Today, August 9, 2019 marks the 75th anniversary of the Smokey Bear public service campaign, the longest-running public service advertising campaign in U.S. history, educating generations of Americans about their role in preventing wildfires.
The campaign started during World War II. After a Japanese submarine surfaced near the coast of Santa Barbara firing shells that exploded on an oil field near the Los Padres National Forest, and Japanese balloons dropped incendiary devices that started a few fires and killed six citizens in Oregon, the government figured that with fires being ignited by Japan, they needed to reduce the number of preventable human-caused fires.

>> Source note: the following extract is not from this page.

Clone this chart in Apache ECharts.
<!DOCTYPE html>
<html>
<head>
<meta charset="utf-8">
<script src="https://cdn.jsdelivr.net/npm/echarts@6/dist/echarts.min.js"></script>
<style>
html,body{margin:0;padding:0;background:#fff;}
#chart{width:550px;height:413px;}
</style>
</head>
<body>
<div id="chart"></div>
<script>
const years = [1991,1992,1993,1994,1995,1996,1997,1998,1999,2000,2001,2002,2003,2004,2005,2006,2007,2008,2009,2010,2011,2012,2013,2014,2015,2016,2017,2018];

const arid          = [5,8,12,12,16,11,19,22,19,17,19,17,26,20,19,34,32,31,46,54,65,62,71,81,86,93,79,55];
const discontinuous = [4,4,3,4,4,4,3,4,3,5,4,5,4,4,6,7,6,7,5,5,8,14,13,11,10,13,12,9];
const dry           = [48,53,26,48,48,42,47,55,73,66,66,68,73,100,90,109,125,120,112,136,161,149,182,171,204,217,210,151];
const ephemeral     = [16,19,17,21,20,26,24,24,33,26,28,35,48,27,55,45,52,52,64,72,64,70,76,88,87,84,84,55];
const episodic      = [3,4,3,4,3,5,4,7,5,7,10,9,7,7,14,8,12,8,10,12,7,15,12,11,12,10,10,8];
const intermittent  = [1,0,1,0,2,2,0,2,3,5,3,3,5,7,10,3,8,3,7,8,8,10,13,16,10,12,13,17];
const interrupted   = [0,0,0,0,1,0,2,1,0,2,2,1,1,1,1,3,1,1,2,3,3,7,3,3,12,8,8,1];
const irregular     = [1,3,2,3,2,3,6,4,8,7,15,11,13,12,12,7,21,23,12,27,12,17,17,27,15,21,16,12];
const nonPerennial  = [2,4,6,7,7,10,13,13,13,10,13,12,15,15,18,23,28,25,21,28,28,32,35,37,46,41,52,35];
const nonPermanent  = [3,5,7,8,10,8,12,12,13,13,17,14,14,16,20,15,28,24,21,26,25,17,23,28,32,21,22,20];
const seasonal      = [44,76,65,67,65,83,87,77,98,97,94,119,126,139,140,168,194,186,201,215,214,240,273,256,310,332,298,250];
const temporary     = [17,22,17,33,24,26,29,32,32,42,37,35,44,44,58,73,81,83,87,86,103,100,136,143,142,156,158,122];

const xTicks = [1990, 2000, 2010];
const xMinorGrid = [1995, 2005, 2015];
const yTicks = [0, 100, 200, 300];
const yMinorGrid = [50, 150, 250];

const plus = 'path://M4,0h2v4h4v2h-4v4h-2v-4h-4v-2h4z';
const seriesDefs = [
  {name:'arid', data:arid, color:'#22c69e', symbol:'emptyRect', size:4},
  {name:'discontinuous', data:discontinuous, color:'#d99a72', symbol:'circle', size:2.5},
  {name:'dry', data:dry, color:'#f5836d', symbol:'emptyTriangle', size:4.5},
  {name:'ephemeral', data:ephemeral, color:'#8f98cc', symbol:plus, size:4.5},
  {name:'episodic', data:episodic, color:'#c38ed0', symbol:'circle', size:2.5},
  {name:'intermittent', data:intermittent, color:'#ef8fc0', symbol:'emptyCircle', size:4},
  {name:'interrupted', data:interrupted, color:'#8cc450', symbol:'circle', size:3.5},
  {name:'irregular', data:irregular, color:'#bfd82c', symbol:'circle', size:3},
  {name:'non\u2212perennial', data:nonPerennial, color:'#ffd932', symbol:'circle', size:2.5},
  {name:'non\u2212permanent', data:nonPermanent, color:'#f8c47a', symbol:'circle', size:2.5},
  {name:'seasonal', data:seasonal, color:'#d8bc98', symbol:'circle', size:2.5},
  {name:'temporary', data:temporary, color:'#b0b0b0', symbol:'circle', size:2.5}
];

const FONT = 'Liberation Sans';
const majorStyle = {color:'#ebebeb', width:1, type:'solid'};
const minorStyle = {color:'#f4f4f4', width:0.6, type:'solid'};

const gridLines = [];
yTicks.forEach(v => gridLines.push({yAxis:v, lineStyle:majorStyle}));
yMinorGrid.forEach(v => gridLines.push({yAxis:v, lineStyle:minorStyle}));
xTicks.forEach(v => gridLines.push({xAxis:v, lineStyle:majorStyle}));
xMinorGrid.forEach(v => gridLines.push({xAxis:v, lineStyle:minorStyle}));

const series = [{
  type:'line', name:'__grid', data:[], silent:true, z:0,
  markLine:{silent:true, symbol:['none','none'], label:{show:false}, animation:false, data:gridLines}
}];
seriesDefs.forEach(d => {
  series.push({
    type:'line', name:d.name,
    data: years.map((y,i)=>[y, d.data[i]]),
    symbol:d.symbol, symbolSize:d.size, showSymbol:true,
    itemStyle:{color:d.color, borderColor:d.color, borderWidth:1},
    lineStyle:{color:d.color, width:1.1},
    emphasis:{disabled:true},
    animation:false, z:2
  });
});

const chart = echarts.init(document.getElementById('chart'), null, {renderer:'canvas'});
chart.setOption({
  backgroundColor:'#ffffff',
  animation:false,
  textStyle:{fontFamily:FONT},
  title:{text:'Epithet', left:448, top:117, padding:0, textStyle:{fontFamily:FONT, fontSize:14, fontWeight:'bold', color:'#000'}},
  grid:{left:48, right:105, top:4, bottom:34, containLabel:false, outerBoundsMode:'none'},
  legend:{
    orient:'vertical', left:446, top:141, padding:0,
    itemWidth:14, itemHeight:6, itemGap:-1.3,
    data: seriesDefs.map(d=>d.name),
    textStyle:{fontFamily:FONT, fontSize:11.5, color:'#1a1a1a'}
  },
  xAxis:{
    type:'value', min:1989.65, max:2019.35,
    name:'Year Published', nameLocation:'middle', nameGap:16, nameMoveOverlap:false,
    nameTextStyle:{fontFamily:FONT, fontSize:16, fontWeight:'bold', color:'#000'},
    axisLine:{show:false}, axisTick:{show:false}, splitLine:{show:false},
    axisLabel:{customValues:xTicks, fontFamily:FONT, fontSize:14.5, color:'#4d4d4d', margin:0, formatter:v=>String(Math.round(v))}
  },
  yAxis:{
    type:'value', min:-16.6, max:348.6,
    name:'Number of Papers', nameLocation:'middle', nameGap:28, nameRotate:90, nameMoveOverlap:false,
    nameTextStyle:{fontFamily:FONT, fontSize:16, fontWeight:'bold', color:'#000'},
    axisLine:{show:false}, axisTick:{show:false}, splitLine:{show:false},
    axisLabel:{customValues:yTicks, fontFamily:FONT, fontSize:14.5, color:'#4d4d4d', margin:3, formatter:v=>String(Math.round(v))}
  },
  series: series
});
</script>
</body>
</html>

For the first six years Smokey Bear was just an icon, an image. The first real representative of the Bear came in 1950 when a bear cub was found clinging to a burned tree in a forest fire in the Capitan Mountains of New Mexico. Firefighters rescued the cub, which had badly burned paws and hind legs, and he was flown to Santa Fe for treatment. The story became national news and the bear was given a home in the National Zoo in Washington, D.C., becoming the living symbol of Smokey Bear.

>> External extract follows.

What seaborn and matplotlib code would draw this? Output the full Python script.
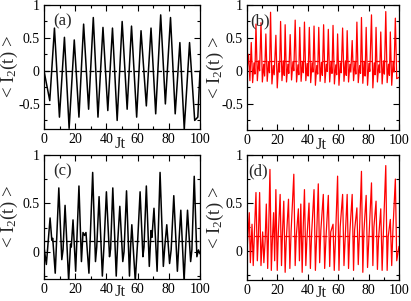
import matplotlib
matplotlib.use("Agg")
import numpy as np
import pandas as pd
import seaborn as sns
import matplotlib.pyplot as plt
from matplotlib.ticker import MultipleLocator, FixedLocator, FixedFormatter

# ---------------- data (turning points) ----------------
a_t = [0, 3.7, 6.7, 9.9, 13.1, 16.1, 19.4, 22.4, 25.4, 28.6, 31.6, 34.6, 37.8, 40.9,
       43.9, 46.9, 50.1, 53.3, 56.1, 59.4, 62.2, 65.6, 68.6, 71.6, 74.8, 77.8, 81.1,
       84.1, 87.1, 89.9, 93.3, 96.6, 98.6, 100]
a_y = [0, -0.45, 0.65, -0.70, 0.51, -0.87, 0.47, -0.70, 0.71, -0.58, 0.81, -0.70, 0.66,
       -0.60, 0.65, -0.75, 0.75, -0.58, 0.68, -0.70, 0.61, -0.53, 0.65, -0.65, 0.85,
       -0.50, 0.81, -0.65, 0.43, -0.88, 0.43, -0.75, -0.70, 0.0]
a_mean = 0.0

b_pk_t = [1.0, 2.8, 5.9, 9.2, 12.4, 15.5, 19.0, 22.1, 25.1, 28.4, 31.7, 34.7, 37.8, 41.0,
          44.1, 47.2, 50.4, 53.5, 56.6, 59.6, 62.9, 65.9, 69.2, 72.3, 75.3, 78.4, 81.9,
          84.9, 88.0, 91.3, 94.3, 97.6]
b_pk_y = [0.25, 0.43, 0.71, 0.73, 0.56, 0.89, 0.54, 0.75, 0.70, 0.55, 0.77, 0.66, 0.74,
          0.66, 0.68, 0.66, 0.70, 0.63, 0.69, 0.56, 0.65, 0.61, 0.46, 0.74, 0.81, 0.66,
          0.85, 0.66, 0.59, 0.90, 0.59, 0.80]
b_tr_t = [1.9, 3.7, 6.8, 10.1, 13.3, 16.4, 19.9, 23.0, 26.0, 29.3, 32.6, 35.6, 38.7, 41.9,
          45.0, 48.1, 51.3, 54.4, 57.5, 60.5, 63.8, 66.8, 70.1, 73.2, 76.2, 79.3, 82.8,
          85.8, 88.9, 92.2, 95.2, 98.5]
b_tr_y = [-0.15, -0.18, -0.15, -0.17, -0.16, -0.20, -0.26, -0.15, -0.17, -0.14, -0.17,
          -0.16, -0.15, -0.18, -0.22, -0.16, -0.18, -0.17, -0.20, -0.22, -0.16, -0.17,
          -0.15, -0.18, -0.19, -0.22, -0.26, -0.17, -0.20, -0.18, -0.22, -0.12]
b_bp_t = [4.6, 7.7, 11.0, 14.2, 17.3, 20.8, 23.9, 26.9, 30.2, 33.5, 36.5, 39.6, 42.8, 45.9,
          49.0, 52.2, 55.3, 58.4, 61.4, 64.7, 67.7, 71.0, 74.1, 77.1, 80.2, 83.7, 86.7,
          89.8, 93.1, 96.1]
b_bp_y = [0.12, 0.15, 0.10, 0.14, 0.08, 0.12, 0.15, 0.10, 0.13, 0.09, 0.14, 0.11, 0.12,
          0.08, 0.13, 0.10, 0.14, 0.09, 0.12, 0.15, 0.10, 0.13, 0.08, 0.14, 0.11, 0.12,
          0.09, 0.15, 0.10, 0.13]
b_dp_t = [5.2, 8.3, 11.6, 14.8, 17.9, 21.4, 24.5, 27.5, 30.8, 34.1, 37.1, 40.2, 43.4, 46.5,
          49.6, 52.8, 55.9, 59.0, 62.0, 65.3, 68.3, 71.6, 74.7, 77.7, 80.8, 84.3, 87.3,
          90.4, 93.7, 96.7]
b_dp_y = [-0.05, 0.0, -0.08, -0.03, -0.06, -0.02, -0.07, -0.04, 0.0, -0.06, -0.03, -0.08,
          -0.02, -0.05, -0.07, -0.01, -0.04, -0.06, -0.03, -0.07, -0.02, -0.05, -0.04,
          -0.08, -0.01, -0.06, -0.03, -0.05, -0.07, -0.02]
b_end_t = [0, 100]
b_end_y = [0.0, -0.10]
b_mean = 0.15

c_t = [0, 1.5, 3.9, 5.0, 5.6, 7.2, 9.5, 11.4, 12.2, 13.5, 15.8, 17.0, 17.5, 18.6, 20.3,
       22.4, 24.0, 25.0, 26.0, 26.9, 28.8, 31.2, 33.0, 33.8, 35.3, 37.4, 38.5, 40.0,
       42.0, 42.7, 44.1, 46.3, 47.3, 48.6, 50.5, 51.3, 52.9, 54.8, 55.5, 56.3, 58.5,
       60.0, 61.6, 63.4, 64.1, 65.6, 67.5, 68.6, 69.2, 70.5, 72.5, 74.4, 76.5, 77.4,
       78.7, 80.5, 81.5, 83.2, 85.5, 86.5, 87.7, 89.8, 90.8, 92.0, 94.0, 94.8, 96.3,
       98.0, 99.0, 100]
c_y = [0.05, -0.13, 0.35, 0.12, 0.14, -0.22, 0.66, -0.08, 0.02, 0.48, -0.30, 0.08, 0.05,
       0.33, -0.20, 0.68, -0.10, 0.20, 0.17, 0.20, -0.22, 0.82, -0.10, 0.05, 0.57, -0.25,
       0.08, 0.62, -0.05, 0.03, 0.66, -0.25, 0.12, 0.47, -0.10, 0.0, 0.63, -0.25, 0.05,
       0.28, -0.30, 0.10, 0.62, -0.05, 0.05, 0.68, -0.15, 0.22, 0.15, 0.45, -0.20, 0.82,
       -0.15, 0.05, 0.28, -0.12, 0.02, 0.58, -0.20, 0.10, 0.43, -0.30, 0.05, 0.43, -0.10,
       0.02, 0.78, -0.05, 0.02, -0.02]
c_mean = 0.115

d_pk_t = [1.5, 3.3, 5.9, 8.3, 10.3, 12.7, 15.1, 17.5, 19.0, 21.8, 24.2, 27.3, 30.8, 33.8,
          35.4, 37.8, 40.8, 44.1, 46.9, 50.2, 53.5, 56.6, 59.6, 62.9, 65.9, 69.2, 72.3,
          75.3, 78.4, 81.9, 84.9, 88.0, 91.3, 94.3, 97.6]
d_pk_y = [0.40, 0.28, 0.61, 0.61, 0.20, 0.49, 0.85, 0.40, 0.64, 0.59, 0.52, 0.54, 0.80,
          0.44, 0.49, 0.64, 0.50, 0.64, 0.70, 0.59, 0.58, 0.28, 0.78, 0.59, 0.59, 0.59,
          0.45, 0.83, 0.58, 0.71, 0.52, 0.44, 0.89, 0.33, 0.75]
d_tr_t = [2.2, 4.1, 6.8, 9.2, 11.1, 13.6, 16.0, 18.2, 19.9, 22.7, 25.1, 28.2, 31.7, 34.5,
          36.3, 38.7, 41.7, 45.0, 47.8, 51.1, 54.4, 57.4, 60.5, 63.8, 66.8, 70.1, 73.2,
          76.2, 79.3, 82.8, 85.8, 88.9, 92.2, 95.2, 98.5]
d_tr_y = [-0.12, -0.15, -0.10, -0.15, -0.12, -0.18, -0.20, -0.10, -0.20, -0.15, -0.22,
          -0.18, -0.15, -0.10, -0.22, -0.15, -0.18, -0.20, -0.12, -0.18, -0.16, -0.20,
          -0.20, -0.15, -0.18, -0.20, -0.14, -0.22, -0.17, -0.15, -0.19, -0.20, -0.20,
          -0.15, -0.10]
d_bp_t = [4.9, 7.5, 11.9, 14.3, 16.7, 20.6, 23.4, 25.8, 29.0, 32.4, 37.0, 39.4, 42.5, 45.7,
          48.6, 52.0, 55.1, 58.2, 61.3, 64.5, 67.6, 70.8, 73.9, 76.9, 80.1, 83.5, 86.5,
          89.7, 92.9, 96.0]
d_bp_y = [0.20, 0.15, 0.10, 0.25, 0.12, 0.18, 0.22, 0.10, 0.20, 0.15, 0.25, 0.12, 0.18,
          0.10, 0.22, 0.15, 0.20, 0.12, 0.25, 0.10, 0.18, 0.22, 0.15, 0.20, 0.10, 0.25,
          0.12, 0.18, 0.15, 0.22]
d_end_t = [0, 100]
d_end_y = [0.0, 0.05]
d_mean = 0.155

x_ticks = [0, 20, 40, 60, 80, 100]
x_ticklabels = ["0", "20", "40", "60", "80", "100"]
y_ticks_top = [-0.5, 0, 0.5, 1]
y_ticklabels_top = ["-0.5", "0", "0.5", "1"]
y_ticks_bot = [0, 0.5, 1]
y_ticklabels_bot = ["0", "0.5", "1"]
panel_labels = ["(a)", "(b)", "(c)", "(d)"]


def series(*pairs):
    t = np.concatenate([np.asarray(p[0], float) for p in pairs])
    y = np.concatenate([np.asarray(p[1], float) for p in pairs])
    df = pd.DataFrame({"t": t, "y": y}).sort_values("t")
    return df


data_a = series((a_t, a_y))
data_b = series((b_pk_t, b_pk_y), (b_tr_t, b_tr_y), (b_bp_t, b_bp_y), (b_dp_t, b_dp_y),
                (b_end_t, b_end_y))
data_c = series((c_t, c_y))
data_d = series((d_pk_t, d_pk_y), (d_tr_t, d_tr_y), (d_bp_t, d_bp_y), (d_end_t, d_end_y))

# ---------------- figure ----------------
sns.set_style("ticks")
plt.rcParams["font.family"] = ["Liberation Serif", "DejaVu Serif"]
plt.rcParams["mathtext.default"] = "regular"

fig = plt.figure(figsize=(4.11, 3.01), dpi=100)
W, H = 411.0, 301.0
boxes = [
    (44, 5, 200, 129),
    (247, 5, 399, 130),
    (44, 155, 200, 279),
    (247, 155, 399, 280),
]
panels = [
    (data_a, "black", a_mean, (-0.88, 1.0), y_ticks_top, y_ticklabels_top, 1.1),
    (data_b, "#ff0000", b_mean, (-0.9, 1.0), y_ticks_top, y_ticklabels_top, 0.9),
    (data_c, "black", c_mean, (-0.28, 1.0), y_ticks_bot, y_ticklabels_bot, 1.1),
    (data_d, "#ff0000", d_mean, (-0.3, 1.0), y_ticks_bot, y_ticklabels_bot, 0.9),
]
label_x = [0.06, 0.02, 0.06, 0.01]
ylab_x = [-0.155, -0.14, -0.155, -0.14]
xlab_y = [-0.12, -0.12, -0.105, -0.105]

for i, ((x0, y0, x1, y1), (df, col, mean, ylim, yt, ytl, lw)) in enumerate(zip(boxes, panels)):
    ax = fig.add_axes([x0 / W, 1 - y1 / H, (x1 - x0) / W, (y1 - y0) / H])
    sns.lineplot(data=df, x="t", y="y", ax=ax, color=col, lw=lw, estimator=None, sort=False)
    ax.axhline(mean, color=col, lw=0.9, ls=(0, (4, 2)))
    ax.set_xlim(0, 100)
    ax.set_ylim(*ylim)
    ax.xaxis.set_major_locator(FixedLocator(x_ticks))
    ax.xaxis.set_major_formatter(FixedFormatter(x_ticklabels))
    ax.xaxis.set_minor_locator(MultipleLocator(10))
    ax.yaxis.set_major_locator(FixedLocator(yt))
    ax.yaxis.set_major_formatter(FixedFormatter(ytl))
    ax.yaxis.set_minor_locator(MultipleLocator(0.25))
    ax.tick_params(which="both", direction="in", top=True, right=True, width=0.8,
                   labelsize=10, colors="black")
    ax.tick_params(which="major", length=4, pad=3)
    ax.tick_params(which="minor", length=2)
    for s in ax.spines.values():
        s.set_linewidth(0.9)
        s.set_color("black")
    ax.set_xlabel("Jt", fontsize=12)
    ax.xaxis.label.set_va("center")
    ax.xaxis.set_label_coords(0.49, xlab_y[i])
    ax.set_ylabel(r"< $\mathregular{I_2}$(t) >", fontsize=13.5)
    ax.yaxis.set_label_coords(ylab_x[i], 0.5)
    ax.text(label_x[i], 0.93, panel_labels[i], transform=ax.transAxes, ha="left",
            va="top", fontsize=12)

fig.savefig("out.png", dpi=100)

Smokey received numerous gifts of honey and so many letters he had to have his own zip code. He remained at the zoo until his death in 1976, when he was returned to his home to be buried at the Smokey Bear Historical Park in Capitan, New Mexico, where he continues to be a wildfire prevention legend.
In 1952, Steve Nelson and Jack Rollins wrote the popular anthem that would launch a continuous debate about Smokey’s name. To maintain the rhythm of the song, they added “the” between “Smokey” and “Bear.” Due to the song’s popularity, Smokey Bear has been called “Smokey the Bear” by many adoring fans, but, in actuality, his name never changed. He’s still Smokey Bear.